16 August 2006

Frederick Mosteller: Statistician, Stylometrist, Red Sox fan

The mathematician Frederick Mosteller died last month after a long and rich career. On the faculty at Harvard for forty years, he chaired four different departments and was one of the founders of the school's statistics department. And he put himself through college playing poker!

One of the reasons Mosteller's work is near and dear to my heart is because he was a lifelong Red Sox fan. One of his earlier published works discussed the statistical forces at play in baseball, concluding that the outcome of a game involves so many chance events that the winning team is not always the better team. Hey, Red Sox fans have known that for decades, but Mosteller was the first guy to back it up with science.

I first ran across Mosteller's work reading The Language of Mathematics by Keith Devlin. Devlin describes Mosteller's work on the Federalist Papers - one of the most well-known uses of statistics in linguistic analysis, a field now called stylometry.
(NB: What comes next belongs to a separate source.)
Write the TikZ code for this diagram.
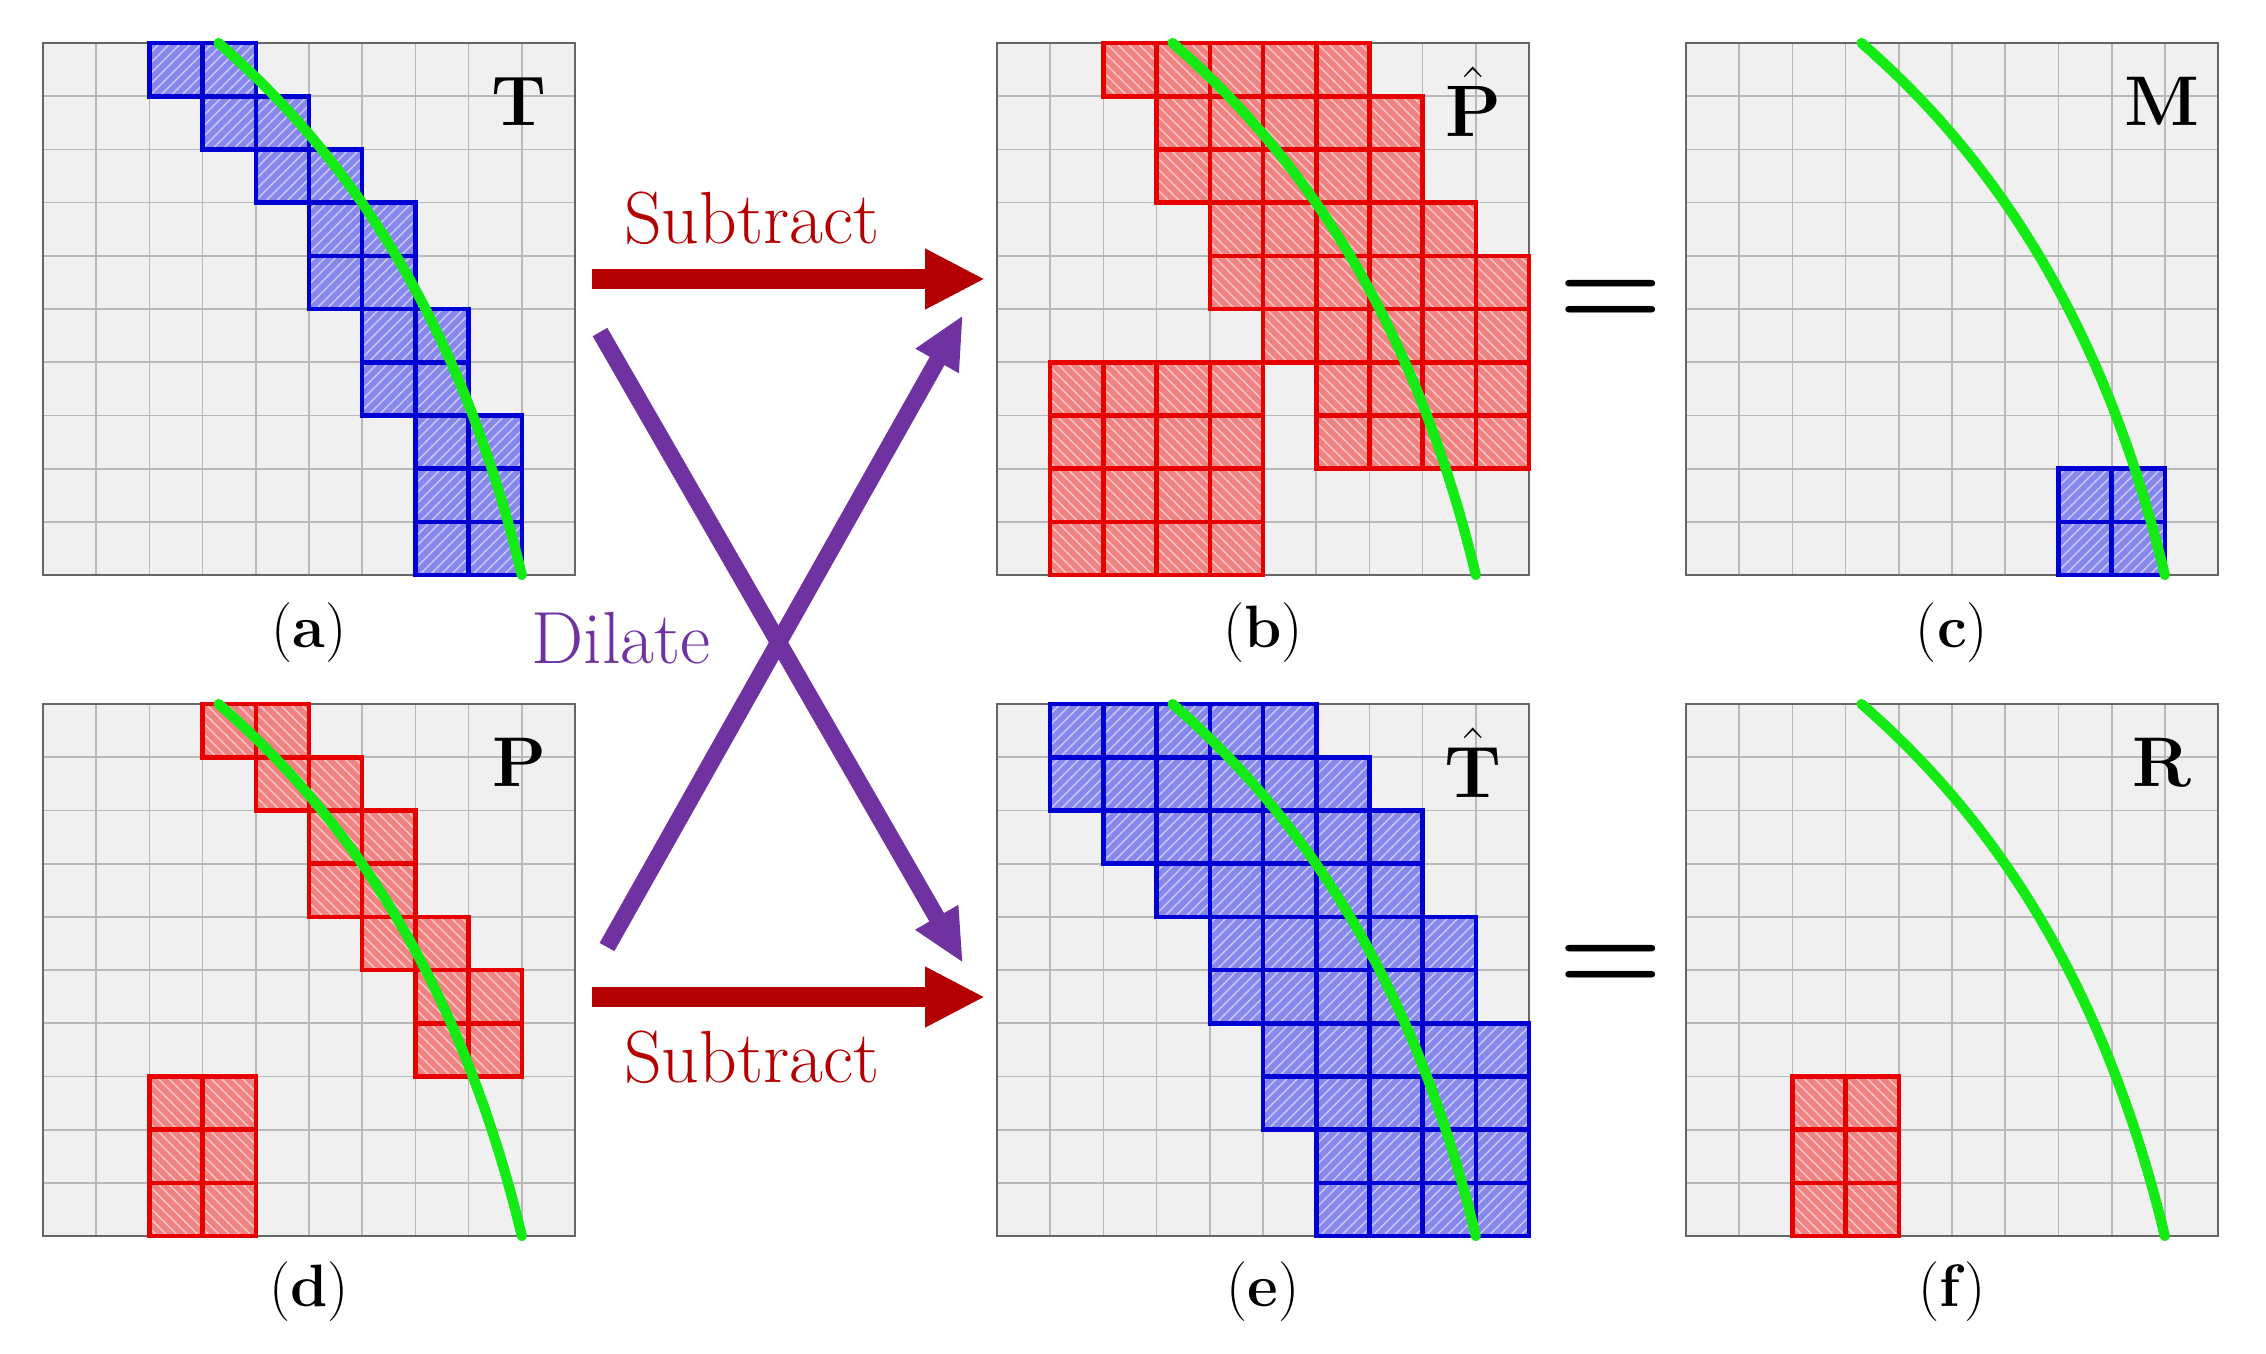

The Federalist Papers are a series of essays which appeared in New York newspapers in 1787 and 1788, designed to persuade citizens to ratify the US Constitution. They were authored by James Madison, Alexander Hamilton, and John Jay, although they were published under a single pseudonym. Although both Hamilton and Madison wrote lists detailing who wrote what, the authorship of twelve of the essays is unclear.

Mosteller and his colleague David Wallace used word counts for thirty common words such as "by", "according", "there" and "enough". Analyzing the essays whose authorship was unquestioned, they were able to create a sort of linguistic fingerprint for each author. They compared these profiles to the word counts in the anonymous essays. Although any one word count alone would not yield conclusive results, the thirty words counts together established that Madison was most likely the author of the twelve disputed essays.

Mosteller's research interests were diverse. His career spanned sixty years of active research in a wide range of fields. As a biostatistician, he studied the placebo effect, analyzed the relative risk of the anaesthetic Halothane, and published a statistical risk/benefit analysis of surgery. More recently, he advised the Clinton administration on the impact of smaller classes on children's learning. He called for better use of statistical trials to test innovations in elementary education and in health care, and it's said that his work in sports statistics influenced Billy Beane's innovative management approach with the Oakland A's.

And he finally got to see his team take the World Series in 2004.